Question

Race times at the local monthly 5k run are normally distributed, with a mean time of 32 minutes and a standard deviation of 4 minutes. Using the empirical rule, approximately what percent of racers cross the finish line between 28 and 36 minutes?
A 32%
B 68%
C 95%
D 99.7%

Answer

**step1** Understanding the problem

The problem asks us to find the approximate percentage of racers whose finish times are between 28 minutes and 36 minutes. We are given the average (mean) finish time, the spread (standard deviation), and instructed to use the empirical rule for normally distributed race times.

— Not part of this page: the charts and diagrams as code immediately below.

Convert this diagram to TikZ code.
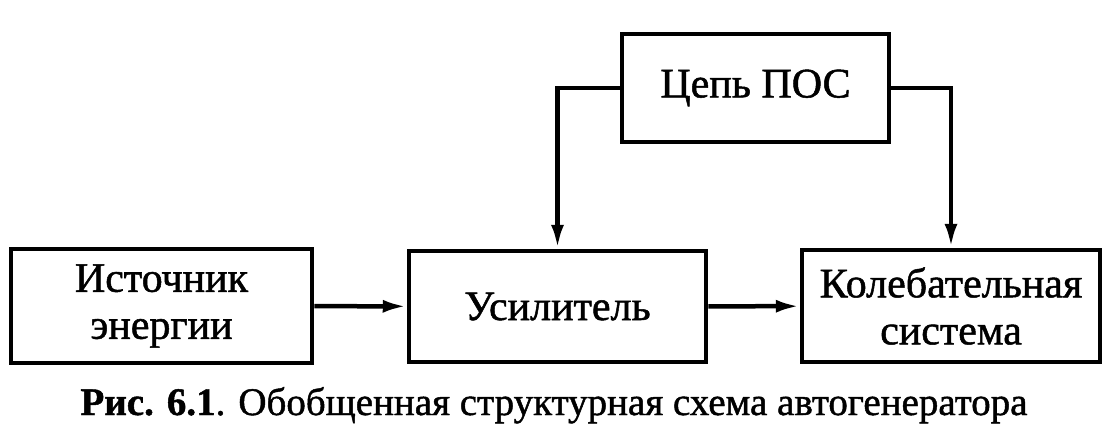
\documentclass[tikz,border=0pt]{standalone}
\usepackage{fontspec}
\setmainfont{Liberation Serif}
\newfontfamily\scanfont{Liberation Serif}[FakeBold=1.2]
\usetikzlibrary{arrows.meta}
\tikzset{
    block/.style={draw, line width=4.5pt, inner sep=0pt, align=center,
        font=\scanfont\fontsize{42}{47}\selectfont},
    link/.style={line width=4.5pt, -{Latex[length=24pt,width=13pt]}},
}

\begin{document}
\begin{tikzpicture}[x=1pt,y=-1pt]
    \useasboundingbox (0,0) rectangle (1111,441);
    \node[block, minimum width=301pt, minimum height=114pt] (ist) at (161.5,306) {Источник\\энергии};
    \node[block, minimum width=297pt, minimum height=111pt] (usil) at (557.5,306.5) {Усилитель};
    \node[block, minimum width=298pt, minimum height=112pt] (kol) at (951,306) {Колебательная\\система};
    \node[block, minimum width=267pt, minimum height=108pt] (pos) at (755.5,88) {Цепь ПОС};
    % signal path
    \draw[link] (ist) -- (usil);
    \draw[link] (usil) -- (kol);
    % feedback
    \draw[link] (pos.west) -| (usil.north);
    \draw[link] (pos.east) -| (kol.north);
    \node[anchor=base, font=\scanfont\fontsize{39}{44}\selectfont] (cap) at (554,415) {\textbf{Рис. 6.1}. Обобщенная структурная схема автогенератора};
\end{tikzpicture}
\end{document}
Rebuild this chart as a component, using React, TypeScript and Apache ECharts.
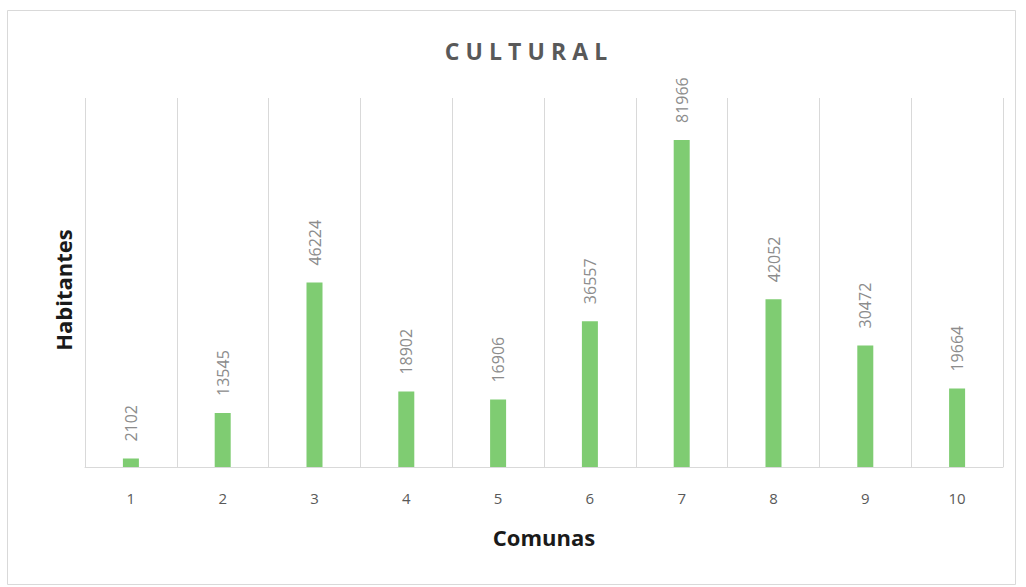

**step2** Identifying key information

The given mean time is 32 minutes. The given standard deviation is 4 minutes. We need to find the percentage of racers who finish within the range of 28 minutes to 36 minutes.

**step3** Calculating the range in terms of standard deviations

First, let's find the difference between the lower limit of the range (28 minutes) and the mean time (32 minutes):
$$32 - 28 = 4$$ minutes.
This means 28 minutes is 4 minutes less than the mean. Since the standard deviation is 4 minutes, 28 minutes is exactly 1 standard deviation below the mean (32 - 1 standard deviation).
Next, let's find the difference between the upper limit of the range (36 minutes) and the mean time (32 minutes):
$$36 - 32 = 4$$ minutes.
This means 36 minutes is 4 minutes more than the mean. Since the standard deviation is 4 minutes, 36 minutes is exactly 1 standard deviation above the mean (32 + 1 standard deviation).
So, the range from 28 minutes to 36 minutes covers the times that are within 1 standard deviation from the mean.

**step4** Applying the Empirical Rule

The Empirical Rule (also known as the 68-95-99.7 rule) helps us understand the distribution of data in a normal distribution:
- Approximately 68% of the data falls within 1 standard deviation of the mean.
- Approximately 95% of the data falls within 2 standard deviations of the mean.
- Approximately 99.7% of the data falls within 3 standard deviations of the mean.
Since we determined that the range of 28 to 36 minutes is exactly within 1 standard deviation of the mean (from 1 standard deviation below to 1 standard deviation above), according to the empirical rule, approximately 68% of the racers will cross the finish line within this time frame.

**step5** Selecting the correct answer

Based on our application of the empirical rule, approximately 68% of the racers will cross the finish line between 28 and 36 minutes. Comparing this to the given options, option B is 68%.